Effective Date: 10-06-2025

  1. Introduction

Welcome to TheAmigoz. By accessing or using our website and services, you agree to comply with and be bound by the following Terms and Conditions. If you do not agree with these terms, please refrain from using our services.

  1. Definitions
  • “Client”: The individual or entity engaging with TheAmigoz for digital marketing services.
  • “Services”: The digital marketing services provided by TheAmigoz, including but not limited to SEO, content marketing, social media management, and PPC campaigns.
  • “Agreement”: The contract between TheAmigoz and the Client for the provision of Services, incorporating these Terms and Conditions.
  1. Services
  • 3.1 Scope of Services: The specific services to be provided will be outlined in a separate proposal or statement of work agreed upon by both parties.
  • 3.2 Modifications: Any changes to the scope of services must be agreed upon in writing by both parties.
  1. Client Responsibilities
  • 4.1 Provision of Information: The Client agrees to provide all necessary information and materials required for the execution of the Services in a timely manner.
  • 4.2 Approvals: The Client is responsible for reviewing and approving all deliverables. Approval must be provided within [number] business days; otherwise, approval will be deemed granted.
  • 4.3 Compliance: The Client warrants that all materials provided do not infringe on any third-party rights and comply with all applicable laws and regulations.
  1. Fees and Payment
  • 5.1 Fees: The fees for Services will be outlined in the proposal or statement of work.
  • 5.2 Invoicing: Invoices will be issued [monthly/upon completion], and payment is due within [number] days of the invoice date.
  • 5.3 Late Payments: Late payments may incur interest at a rate of [percentage]% per month.
  1. Term and Termination
  • 6.1 Term: This Agreement shall commence on the Effective Date and continue until the Services are completed unless terminated earlier in accordance with these terms.
  • 6.2 Termination for Convenience: Either party may terminate this Agreement with [number] days’ written notice.
  • 6.3 Termination for Cause: Either party may terminate this Agreement immediately if the other party breaches any material term and fails to remedy the breach within [number] days after receiving notice.
  • 6.4 Effect of Termination: Upon termination, the Client shall pay for all Services rendered up to the termination date.
  1. Intellectual Property
  • 7.1 Ownership: TheAmigoz retains ownership of all intellectual property rights in materials created prior to or independently of this Agreement.
  • 7.2 License: Upon full payment, the Client is granted a non-exclusive, non-transferable license to use the deliverables for the purposes outlined in the Agreement.
  • 7.3 Third-Party Materials: Any third-party materials incorporated into the deliverables are subject to the applicable third-party licenses.
  1. Confidentiality
  • 8.1 Confidential Information: Both parties agree to keep confidential all information designated as confidential, except as required by law.
  • 8.2 Exclusions: Confidential information does not include information that is publicly available or independently developed without breach of this Agreement.
  1. Warranties and Disclaimers
  • 9.1 Warranties: TheAmigoz warrants that the Services will be performed with reasonable skill and care.
  • 9.2 Disclaimers: Except as expressly provided, TheAmigoz disclaims all other warranties, express or implied, including fitness for a particular purpose.
  1. Limitation of Liability
  • 10.1 Cap on Liability: TheAmigoz’s total liability under this Agreement shall not exceed the total fees paid by the Client.
  • 10.2 Exclusion of Damages: TheAmigoz shall not be liable for any indirect, incidental, or consequential damages arising out of or in connection with the Services.
  1. Indemnification

The Client agrees to indemnify and hold harmless TheAmigoz from any claims arising out of the Client’s breach of this Agreement or violation of any law or third-party rights.

  1. Force Majeure

Neither party shall be liable for any delay or failure to perform due to causes beyond their reasonable control, including natural disasters, war, or governmental action.

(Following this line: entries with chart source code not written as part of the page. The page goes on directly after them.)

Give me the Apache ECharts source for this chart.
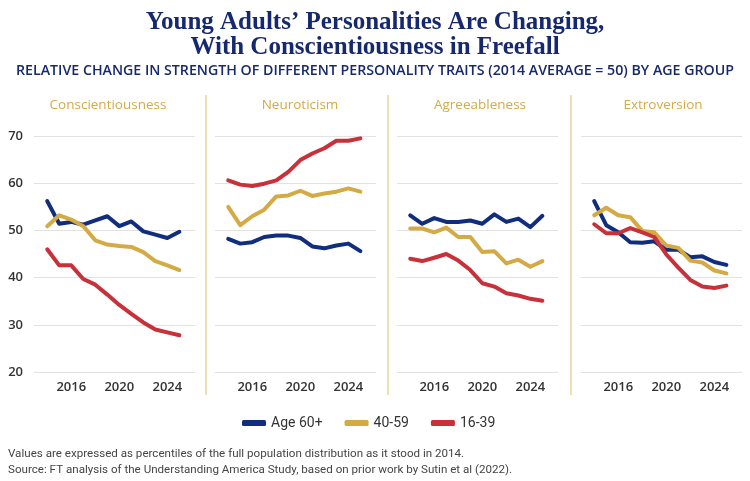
<!DOCTYPE html>
<html>
<head>
<meta charset="utf-8">
<script src="https://cdn.jsdelivr.net/npm/echarts@6.0.0/dist/echarts.min.js"></script>
<style>
  html, body { margin: 0; padding: 0; background: #fff; }
  #grafico { width: 750px; height: 481px; }
</style>
</head>
<body>
<div id="grafico"></div>
<script>
var years = [2014, 2015, 2016, 2017, 2018, 2019, 2020, 2021, 2022, 2023, 2024, 2025];
var yearTicks = [2016, 2020, 2024];
var traits = ['Conscientiousness', 'Neuroticism', 'Agreeableness', 'Extroversion'];
var groups = ['Age 60+', '40-59', '16-39'];

// Conscientiousness
var consc60 = [56.2, 51.4, 51.8, 51.2, 52.1, 53.0, 50.9, 51.9, 49.8, 49.1, 48.4, 49.7];
var consc40 = [50.9, 53.2, 52.3, 50.9, 47.9, 47.0, 46.7, 46.5, 45.4, 43.5, 42.6, 41.6];
var consc16 = [46.0, 42.6, 42.6, 39.7, 38.5, 36.4, 34.2, 32.3, 30.5, 29.0, 28.4, 27.8];
// Neuroticism
var neuro60 = [48.2, 47.2, 47.5, 48.6, 48.9, 48.9, 48.4, 46.6, 46.2, 46.8, 47.2, 45.6];
var neuro40 = [55.0, 51.1, 53.0, 54.4, 57.2, 57.4, 58.4, 57.3, 57.8, 58.2, 58.9, 58.2];
var neuro16 = [60.6, 59.7, 59.4, 59.9, 60.6, 62.4, 64.9, 66.3, 67.4, 69.0, 69.0, 69.5];
// Agreeableness
var agree60 = [53.2, 51.4, 52.6, 51.8, 51.8, 52.1, 51.4, 53.4, 51.8, 52.5, 50.7, 53.1];
var agree40 = [50.4, 50.4, 49.6, 50.6, 48.6, 48.6, 45.4, 45.6, 43.0, 43.8, 42.3, 43.5];
var agree16 = [44.0, 43.5, 44.2, 45.0, 43.6, 41.6, 38.8, 38.1, 36.7, 36.2, 35.5, 35.1];
// Extroversion
var extro60 = [56.2, 51.1, 49.6, 47.5, 47.4, 47.7, 45.9, 45.9, 44.3, 44.5, 43.3, 42.7];
var extro40 = [53.2, 54.8, 53.2, 52.8, 49.9, 49.6, 46.8, 46.3, 43.6, 43.2, 41.5, 40.9];
var extro16 = [51.3, 49.4, 49.4, 50.5, 49.6, 48.6, 44.9, 42.1, 39.5, 38.1, 37.8, 38.3];

var panelData = [
    [consc60, consc40, consc16],
    [neuro60, neuro40, neuro16],
    [agree60, agree40, agree16],
    [extro60, extro40, extro16]
];

var colors = ['#112d7e', '#d4aa45', '#c8303a'];
var gridLefts = [34, 215, 397, 581];
var titleCenters = [108, 300, 480, 663];
var sepX = [206, 388, 571];

var chartDom = document.getElementById('grafico');
var myChart = echarts.init(chartDom);

function pairs(vals) {
    return vals.map(function (v, i) { return [years[i], v]; });
}

var grids = [], xAxes = [], yAxes = [], series = [];
var titles = [
    {
        text: 'Young Adults\u2019 Personalities Are Changing,\nWith Conscientiousness in Freefall',
        left: 'center',
        top: 5,
        textStyle: {
            fontFamily: 'Liberation Serif',
            fontWeight: 'bold',
            fontSize: 25,
            lineHeight: 25,
            color: '#17296e'
        }
    },
    {
        text: 'RELATIVE CHANGE IN STRENGTH OF DIFFERENT PERSONALITY TRAITS (2014 AVERAGE = 50) BY AGE GROUP',
        left: 'center',
        top: 64,
        padding: 0,
        textStyle: {
            fontFamily: 'Open Sans',
            fontWeight: 600,
            fontSize: 14.2,
            color: '#17296e'
        }
    }
];

traits.forEach(function (t, p) {
    grids.push({ left: gridLefts[p], top: 136, width: 161, height: 236 });
    xAxes.push({
        gridIndex: p,
        type: 'value',
        min: 2012.9,
        max: 2026.3,
        axisLine: { show: false },
        axisTick: { show: false },
        splitLine: { show: false },
        axisLabel: {
            customValues: yearTicks,
            formatter: function (v) { return String(v); },
            margin: 9,
            fontFamily: 'Open Sans',
            fontWeight: 600,
            fontSize: 13,
            color: '#333'
        }
    });
    yAxes.push({
        gridIndex: p,
        type: 'value',
        min: 20,
        max: 70,
        interval: 10,
        axisLine: { show: false },
        axisTick: { show: false },
        splitLine: { lineStyle: { color: '#e2e2e2', width: 1 } },
        axisLabel: {
            show: p === 0,
            margin: 11,
            fontFamily: 'Open Sans',
            fontWeight: 600,
            fontSize: 13,
            color: '#333'
        }
    });
    titles.push({
        text: t,
        left: titleCenters[p],
        textAlign: 'center',
        top: 98,
        padding: 0,
        textStyle: {
            fontFamily: 'Open Sans',
            fontWeight: 500,
            fontSize: 13.5,
            color: '#d4aa45'
        }
    });
    groups.forEach(function (g, k) {
        series.push({
            name: g,
            type: 'line',
            xAxisIndex: p,
            yAxisIndex: p,
            data: pairs(panelData[p][k]),
            showSymbol: false,
            symbol: 'none',
            color: colors[k],
            lineStyle: { width: 4, color: colors[k], cap: 'round', join: 'round' }
        });
    });
});

var graphics = sepX.map(function (x) {
    return {
        type: 'line',
        shape: { x1: x, y1: 95, x2: x, y2: 395 },
        style: { stroke: '#e8d59d', lineWidth: 1.5 }
    };
});
graphics.push({
    type: 'text',
    left: 8,
    top: 446,
    style: {
        text: 'Values are expressed as percentiles of the full population distribution as it stood in 2014.\nSource: FT analysis of the Understanding America Study, based on prior work by Sutin et al (2022).',
        font: '11.6px Roboto',
        lineHeight: 16,
        fill: '#444'
    }
});

var option = {
    backgroundColor: '#fff',
    title: titles,
    grid: grids,
    xAxis: xAxes,
    yAxis: yAxes,
    legend: {
        data: groups,
        top: 411,
        left: 237,
        itemWidth: 24,
        itemHeight: 6,
        itemGap: 22,
        icon: 'roundRect',
        textStyle: { fontFamily: 'Roboto', fontSize: 14, color: '#333' }
    },
    graphic: graphics,
    series: series
};

myChart.setOption(option);
</script>
</body>
</html>
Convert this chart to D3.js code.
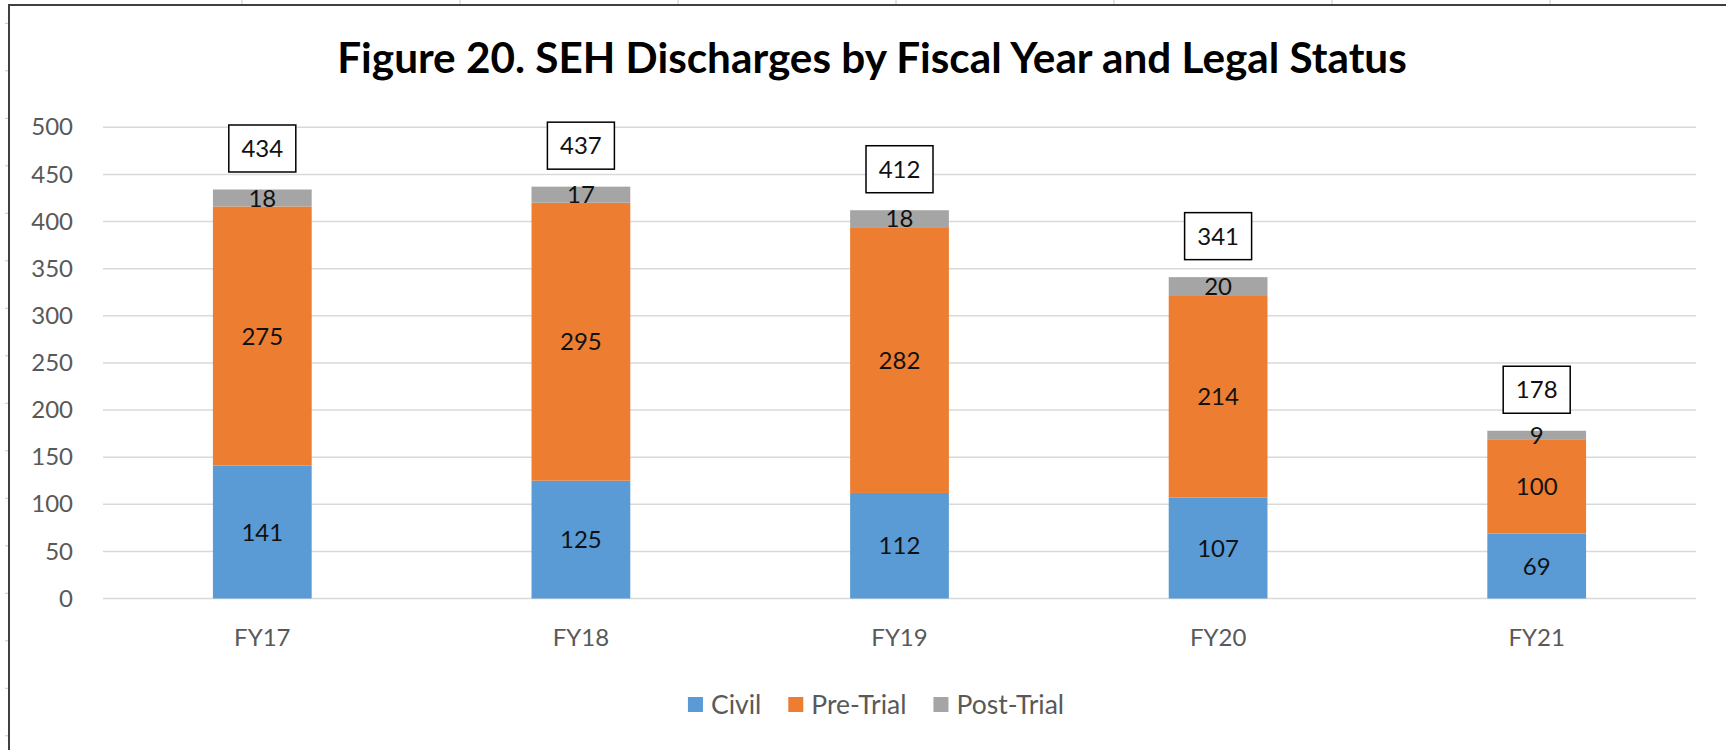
<!DOCTYPE html>
<html>
<head>
<meta charset="utf-8">
<script src="https://cdn.jsdelivr.net/npm/d3@7"></script>
<style>
    body { margin: 0; background: #fff; }
    svg { display: block; font-family: Lato, "Open Sans", sans-serif; }
</style>
</head>
<body>
<div id="container"></div>
<script>

// Chart data
var years = ["FY17", "FY18", "FY19", "FY20", "FY21"];
var civil = [141, 125, 112, 107, 69];
var preTrial = [275, 295, 282, 214, 100];
var postTrial = [18, 17, 18, 20, 9];
var seriesNames = ["Civil", "Pre-Trial", "Post-Trial"];
var yTicks = [0, 50, 100, 150, 200, 250, 300, 350, 400, 450, 500];
var chartTitle = "Figure 20. SEH Discharges by Fiscal Year and Legal Status";

var width = 1726,
    height = 750;

var plot = {left: 103, right: 1696, top: 127.3, bottom: 598.5};

var colors = ["#5b9bd5", "#ed7d31", "#a5a5a5"];


function translation(x, y) {
    return "translate(" + x + "," + y + ")";
}


function createChart() {

    var svg = d3.select("#container").append("svg")
        .attr("width", width)
        .attr("height", height);

    // Spreadsheet cell marks peeking outside the chart frame
    var cellTicks = svg.append("g")
        .attr("stroke", "#c8c8c8")
        .attr("stroke-width", 1);

    cellTicks.selectAll(".ctop")
        .data(d3.range(242, width, 218))
        .enter().append("line")
        .attr("x1", function(d) { return d; })
        .attr("x2", function(d) { return d; })
        .attr("y1", 0)
        .attr("y2", 4);

    cellTicks.selectAll(".cleft")
        .data(d3.range(23.3, height, 47.5))
        .enter().append("line")
        .attr("x1", 5)
        .attr("x2", 8)
        .attr("y1", function(d) { return d; })
        .attr("y2", function(d) { return d; });

    // Chart frame (only top and left edges are in view)
    svg.append("path")
        .attr("d", "M9," + height + "V5H" + width)
        .attr("fill", "none")
        .attr("stroke", "#404040")
        .attr("stroke-width", 2);

    // Title
    var title = svg.append("text")
        .attr("x", 872)
        .attr("y", 73)
        .style("text-anchor", "middle")
        .style("font-weight", "bold")
        .style("font-size", "35px")
        .style("fill", "#000")
        .text(chartTitle);

    // fit title to the width it has in the figure
    var tw = title.node().getComputedTextLength();
    title.style("font-size", (35 * 1070 / tw).toFixed(2) + "px");

    // Scales
    var x = d3.scaleBand()
        .domain(years)
        .range([plot.left, plot.right])
        .padding(0);

    var y = d3.scaleLinear()
        .domain([0, 500])
        .range([plot.bottom, plot.top]);

    var color = d3.scaleOrdinal()
        .domain(seriesNames)
        .range(colors);

    var barWidth = x.bandwidth() * 0.31;

    // Gridlines
    svg.append("g")
        .selectAll("line")
        .data(yTicks)
        .enter().append("line")
        .attr("x1", plot.left)
        .attr("x2", plot.right)
        .attr("y1", function(d) { return y(d); })
        .attr("y2", function(d) { return y(d); })
        .attr("stroke", "#d9d9d9")
        .attr("stroke-width", 1.5);

    // Y axis
    var yAxis = d3.axisLeft(y)
        .tickValues(yTicks)
        .tickSize(0)
        .tickPadding(30);

    svg.append("g")
        .attr("class", "y axis")
        .attr("transform", translation(plot.left, 0))
        .call(yAxis)
        .call(function(g) { g.select(".domain").remove(); })
        .selectAll("text")
        .style("font-size", "24px")
        .style("font-family", "Lato, sans-serif")
        .style("fill", "#595959");

    // X axis
    var xAxis = d3.axisBottom(x)
        .tickSize(0)
        .tickPadding(30);

    svg.append("g")
        .attr("class", "x axis")
        .attr("transform", translation(0, plot.bottom))
        .call(xAxis)
        .call(function(g) { g.select(".domain").remove(); })
        .selectAll("text")
        .style("font-size", "24px")
        .style("font-family", "Lato, sans-serif")
        .style("fill", "#595959");

    // Stack the series
    var rows = years.map(function(yr, i) {
        return {year: yr, "Civil": civil[i], "Pre-Trial": preTrial[i], "Post-Trial": postTrial[i]};
    });

    var stacked = d3.stack().keys(seriesNames)(rows);

    var layer = svg.selectAll(".layer")
        .data(stacked)
        .enter().append("g")
        .attr("class", "layer")
        .style("fill", function(d) { return color(d.key); });

    layer.selectAll("rect")
        .data(function(d) { return d; })
        .enter().append("rect")
        .attr("x", function(d) { return x(d.data.year) + (x.bandwidth() - barWidth) / 2; })
        .attr("y", function(d) { return y(d[1]); })
        .attr("width", barWidth)
        .attr("height", function(d) { return y(d[0]) - y(d[1]); });

    // Segment labels
    layer.selectAll("text")
        .data(function(d) { return d; })
        .enter().append("text")
        .attr("x", function(d) { return x(d.data.year) + x.bandwidth() / 2; })
        .attr("y", function(d) { return (y(d[0]) + y(d[1])) / 2; })
        .attr("dy", "0.36em")
        .style("text-anchor", "middle")
        .style("font-size", "24px")
        .style("fill", "#111")
        .text(function(d) { return d[1] - d[0]; });

    // Totals in boxes above each bar
    var totals = svg.selectAll(".total")
        .data(rows)
        .enter().append("g")
        .attr("class", "total")
        .attr("transform", function(d) {
            var sum = d["Civil"] + d["Pre-Trial"] + d["Post-Trial"];
            return translation(x(d.year) + x.bandwidth() / 2, y(sum) - 41);
        });

    totals.append("rect")
        .attr("x", -33.5)
        .attr("y", -23.5)
        .attr("width", 67)
        .attr("height", 47)
        .attr("fill", "#fff")
        .attr("stroke", "#000")
        .attr("stroke-width", 1.5);

    totals.append("text")
        .attr("dy", "0.36em")
        .style("text-anchor", "middle")
        .style("font-size", "24px")
        .style("fill", "#111")
        .text(function(d) { return d["Civil"] + d["Pre-Trial"] + d["Post-Trial"]; });

    // Legend
    var legend = svg.append("g")
        .attr("class", "legend");

    var items = legend.selectAll("g")
        .data(seriesNames)
        .enter().append("g");

    items.append("rect")
        .attr("y", -7.5)
        .attr("width", 15)
        .attr("height", 15)
        .style("fill", function(d) { return color(d); });

    items.append("text")
        .attr("x", 23)
        .attr("dy", "0.36em")
        .style("font-size", "26.5px")
        .style("fill", "#595959")
        .text(function(d) { return d; });

    // lay out legend entries one after another and center the group
    var offset = 0;
    items.each(function() {
        var g = d3.select(this);
        var w = 23 + g.select("text").node().getComputedTextLength();
        g.attr("transform", translation(offset, 0));
        offset += w + 27;
    });
    var legendWidth = offset - 27;
    legend.attr("transform", translation(876 - legendWidth / 2, 704.5));
}

createChart();

</script>
</body>
</html>
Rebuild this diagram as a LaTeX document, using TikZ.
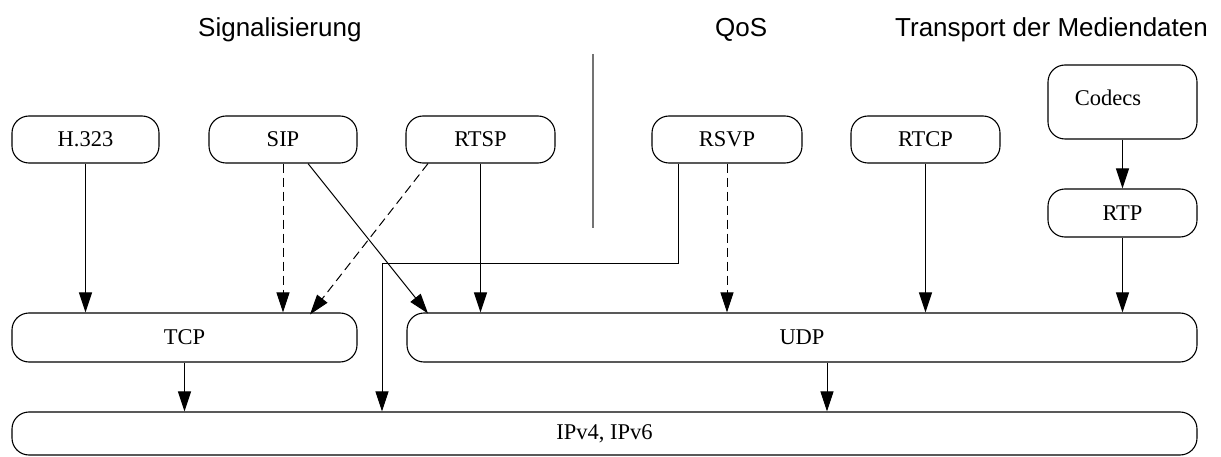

  1. Governing Law and Dispute Resolution
  • 13.1 Governing Law: This Agreement shall be governed by the laws of [Your Jurisdiction].
  • 13.2 Dispute Resolution: Any disputes arising under this Agreement shall be resolved through [mediation/arbitration] in [Your Jurisdiction].
  1. Miscellaneous
  • 14.1 Entire Agreement: This Agreement constitutes the entire agreement between the parties and supersedes all prior agreements.
  • 14.2 Amendments: Any amendments must be in writing and signed by both parties.
  • 14.3 Severability: If any provision is found to be unenforceable, the remaining provisions shall continue in full force and effect.
  • 14.4 Assignment: The Client may not assign this Agreement without TheAmigoz’s prior written consent.